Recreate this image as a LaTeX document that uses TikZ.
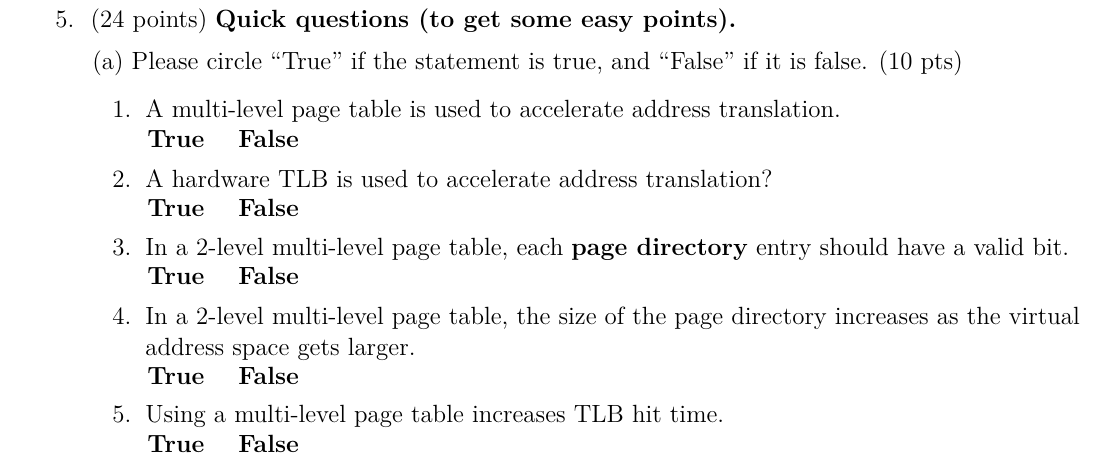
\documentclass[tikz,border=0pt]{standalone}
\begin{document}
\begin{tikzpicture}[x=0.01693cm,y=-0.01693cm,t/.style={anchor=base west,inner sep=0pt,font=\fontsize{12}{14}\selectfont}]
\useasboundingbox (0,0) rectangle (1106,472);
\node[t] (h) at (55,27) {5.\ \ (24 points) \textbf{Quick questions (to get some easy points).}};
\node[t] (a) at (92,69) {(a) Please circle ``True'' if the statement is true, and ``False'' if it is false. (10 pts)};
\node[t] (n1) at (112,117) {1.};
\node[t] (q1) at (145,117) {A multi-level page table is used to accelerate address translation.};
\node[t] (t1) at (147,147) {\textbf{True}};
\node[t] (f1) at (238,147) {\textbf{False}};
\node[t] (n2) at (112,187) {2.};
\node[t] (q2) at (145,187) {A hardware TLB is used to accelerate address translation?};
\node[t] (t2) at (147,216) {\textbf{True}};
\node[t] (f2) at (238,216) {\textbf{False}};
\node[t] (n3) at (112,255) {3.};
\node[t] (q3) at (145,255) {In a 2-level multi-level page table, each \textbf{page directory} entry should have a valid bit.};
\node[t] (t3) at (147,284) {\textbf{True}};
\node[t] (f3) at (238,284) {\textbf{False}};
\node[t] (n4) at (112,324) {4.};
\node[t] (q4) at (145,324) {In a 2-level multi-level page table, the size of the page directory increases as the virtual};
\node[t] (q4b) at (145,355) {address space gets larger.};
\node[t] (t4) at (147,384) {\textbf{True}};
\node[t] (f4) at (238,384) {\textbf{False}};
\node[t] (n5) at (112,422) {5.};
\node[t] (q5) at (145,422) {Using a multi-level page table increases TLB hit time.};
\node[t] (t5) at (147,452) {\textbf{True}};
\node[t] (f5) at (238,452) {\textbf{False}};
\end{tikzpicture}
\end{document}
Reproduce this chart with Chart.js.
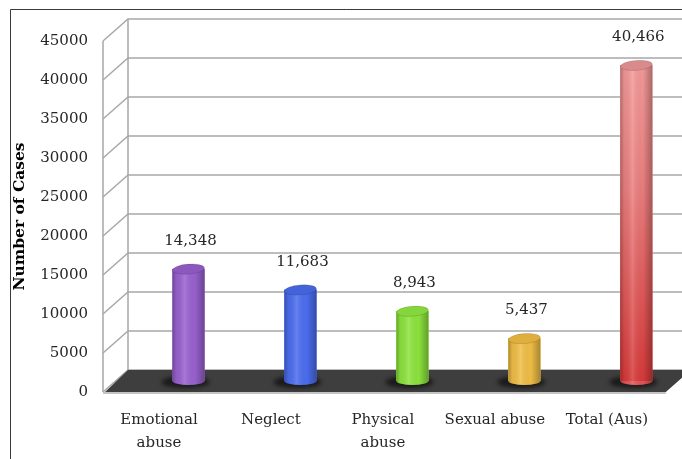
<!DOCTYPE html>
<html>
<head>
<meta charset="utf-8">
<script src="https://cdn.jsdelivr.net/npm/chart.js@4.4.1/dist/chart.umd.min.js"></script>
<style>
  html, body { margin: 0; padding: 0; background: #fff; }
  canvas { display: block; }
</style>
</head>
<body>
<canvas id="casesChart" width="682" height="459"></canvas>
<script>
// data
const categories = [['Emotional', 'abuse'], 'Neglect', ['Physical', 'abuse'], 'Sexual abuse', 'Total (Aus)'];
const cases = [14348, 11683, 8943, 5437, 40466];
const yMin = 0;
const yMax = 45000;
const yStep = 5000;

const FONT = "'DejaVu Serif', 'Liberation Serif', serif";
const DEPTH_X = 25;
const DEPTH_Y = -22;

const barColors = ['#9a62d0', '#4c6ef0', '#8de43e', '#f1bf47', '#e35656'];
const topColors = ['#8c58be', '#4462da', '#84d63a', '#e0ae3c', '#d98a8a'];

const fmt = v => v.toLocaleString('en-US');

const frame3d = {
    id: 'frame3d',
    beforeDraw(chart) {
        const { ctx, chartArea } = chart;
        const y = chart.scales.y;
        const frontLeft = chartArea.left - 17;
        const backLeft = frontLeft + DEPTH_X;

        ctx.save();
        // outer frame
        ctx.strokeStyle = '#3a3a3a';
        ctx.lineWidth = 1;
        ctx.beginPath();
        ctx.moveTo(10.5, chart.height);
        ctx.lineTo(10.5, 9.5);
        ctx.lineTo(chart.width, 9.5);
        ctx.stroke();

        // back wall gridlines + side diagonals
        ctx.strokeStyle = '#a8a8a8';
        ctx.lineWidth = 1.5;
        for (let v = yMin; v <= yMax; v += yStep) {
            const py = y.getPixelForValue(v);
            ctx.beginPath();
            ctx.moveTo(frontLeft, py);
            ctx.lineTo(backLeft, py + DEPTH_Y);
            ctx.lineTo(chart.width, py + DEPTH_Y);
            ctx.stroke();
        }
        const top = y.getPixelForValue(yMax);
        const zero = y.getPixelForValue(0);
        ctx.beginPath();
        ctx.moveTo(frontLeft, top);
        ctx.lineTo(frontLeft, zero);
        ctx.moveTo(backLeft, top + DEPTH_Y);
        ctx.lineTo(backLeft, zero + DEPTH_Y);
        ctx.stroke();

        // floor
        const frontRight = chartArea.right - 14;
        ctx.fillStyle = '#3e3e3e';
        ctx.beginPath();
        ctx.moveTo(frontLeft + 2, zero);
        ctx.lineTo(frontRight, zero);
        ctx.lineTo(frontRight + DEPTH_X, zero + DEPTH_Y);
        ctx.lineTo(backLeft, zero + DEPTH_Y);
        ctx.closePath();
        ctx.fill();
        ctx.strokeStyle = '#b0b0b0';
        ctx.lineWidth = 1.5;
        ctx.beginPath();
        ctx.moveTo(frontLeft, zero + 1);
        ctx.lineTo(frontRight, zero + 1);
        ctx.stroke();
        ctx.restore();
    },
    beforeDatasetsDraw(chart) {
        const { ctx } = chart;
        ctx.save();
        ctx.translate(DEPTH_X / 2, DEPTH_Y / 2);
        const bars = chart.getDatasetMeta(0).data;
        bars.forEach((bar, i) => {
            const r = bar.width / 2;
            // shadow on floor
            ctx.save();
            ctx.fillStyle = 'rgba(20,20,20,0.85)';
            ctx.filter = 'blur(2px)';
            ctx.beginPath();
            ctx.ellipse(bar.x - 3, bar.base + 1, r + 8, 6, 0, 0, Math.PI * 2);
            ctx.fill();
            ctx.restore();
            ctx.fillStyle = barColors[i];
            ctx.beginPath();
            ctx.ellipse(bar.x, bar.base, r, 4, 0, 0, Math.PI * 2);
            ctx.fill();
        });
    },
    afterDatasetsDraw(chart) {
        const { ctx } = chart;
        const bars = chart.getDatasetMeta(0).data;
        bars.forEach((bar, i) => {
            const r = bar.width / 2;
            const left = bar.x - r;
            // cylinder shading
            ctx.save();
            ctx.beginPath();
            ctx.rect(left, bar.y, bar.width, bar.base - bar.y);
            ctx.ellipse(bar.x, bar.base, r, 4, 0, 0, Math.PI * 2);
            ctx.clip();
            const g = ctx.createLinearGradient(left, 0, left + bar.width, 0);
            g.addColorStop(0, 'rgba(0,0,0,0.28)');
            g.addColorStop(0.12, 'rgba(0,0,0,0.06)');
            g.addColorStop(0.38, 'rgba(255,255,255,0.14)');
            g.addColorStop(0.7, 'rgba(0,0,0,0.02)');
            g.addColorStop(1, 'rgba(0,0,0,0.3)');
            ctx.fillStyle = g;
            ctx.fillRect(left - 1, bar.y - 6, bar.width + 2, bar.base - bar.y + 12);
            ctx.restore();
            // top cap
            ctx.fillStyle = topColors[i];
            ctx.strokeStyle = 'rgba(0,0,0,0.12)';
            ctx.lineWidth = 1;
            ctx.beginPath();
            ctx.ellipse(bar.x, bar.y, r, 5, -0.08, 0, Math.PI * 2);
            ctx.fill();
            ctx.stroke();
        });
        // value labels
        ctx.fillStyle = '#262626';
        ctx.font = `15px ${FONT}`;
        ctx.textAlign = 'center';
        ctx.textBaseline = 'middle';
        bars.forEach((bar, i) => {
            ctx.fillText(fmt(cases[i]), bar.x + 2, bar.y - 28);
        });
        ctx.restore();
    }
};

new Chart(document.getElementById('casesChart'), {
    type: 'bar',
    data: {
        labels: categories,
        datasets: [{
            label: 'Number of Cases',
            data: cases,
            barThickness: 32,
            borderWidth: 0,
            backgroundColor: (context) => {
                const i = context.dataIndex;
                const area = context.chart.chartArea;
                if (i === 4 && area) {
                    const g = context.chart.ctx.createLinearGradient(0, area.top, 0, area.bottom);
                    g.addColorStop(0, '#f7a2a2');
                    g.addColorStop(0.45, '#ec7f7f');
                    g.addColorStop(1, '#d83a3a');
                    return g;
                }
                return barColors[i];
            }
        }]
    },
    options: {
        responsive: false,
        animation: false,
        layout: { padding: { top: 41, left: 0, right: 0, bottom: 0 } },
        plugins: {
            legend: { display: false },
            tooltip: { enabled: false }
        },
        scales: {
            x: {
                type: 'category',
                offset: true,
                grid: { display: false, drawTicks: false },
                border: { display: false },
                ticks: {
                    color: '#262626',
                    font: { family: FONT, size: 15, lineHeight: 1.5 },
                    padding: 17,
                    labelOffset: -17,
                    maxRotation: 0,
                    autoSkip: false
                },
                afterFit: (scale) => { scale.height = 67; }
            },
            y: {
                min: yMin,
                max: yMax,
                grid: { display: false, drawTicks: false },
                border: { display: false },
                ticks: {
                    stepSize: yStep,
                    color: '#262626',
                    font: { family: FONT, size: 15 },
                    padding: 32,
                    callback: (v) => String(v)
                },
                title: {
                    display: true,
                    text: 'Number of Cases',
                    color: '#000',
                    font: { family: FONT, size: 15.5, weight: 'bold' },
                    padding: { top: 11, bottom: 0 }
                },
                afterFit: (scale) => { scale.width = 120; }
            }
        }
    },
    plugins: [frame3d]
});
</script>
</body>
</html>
***
**Your objective**
Which lines in the data above contain "this"? Show each one.

**Expected output**
Recreate this image as a LaTeX document that uses TikZ.
Reproduce this chart with Chart.js.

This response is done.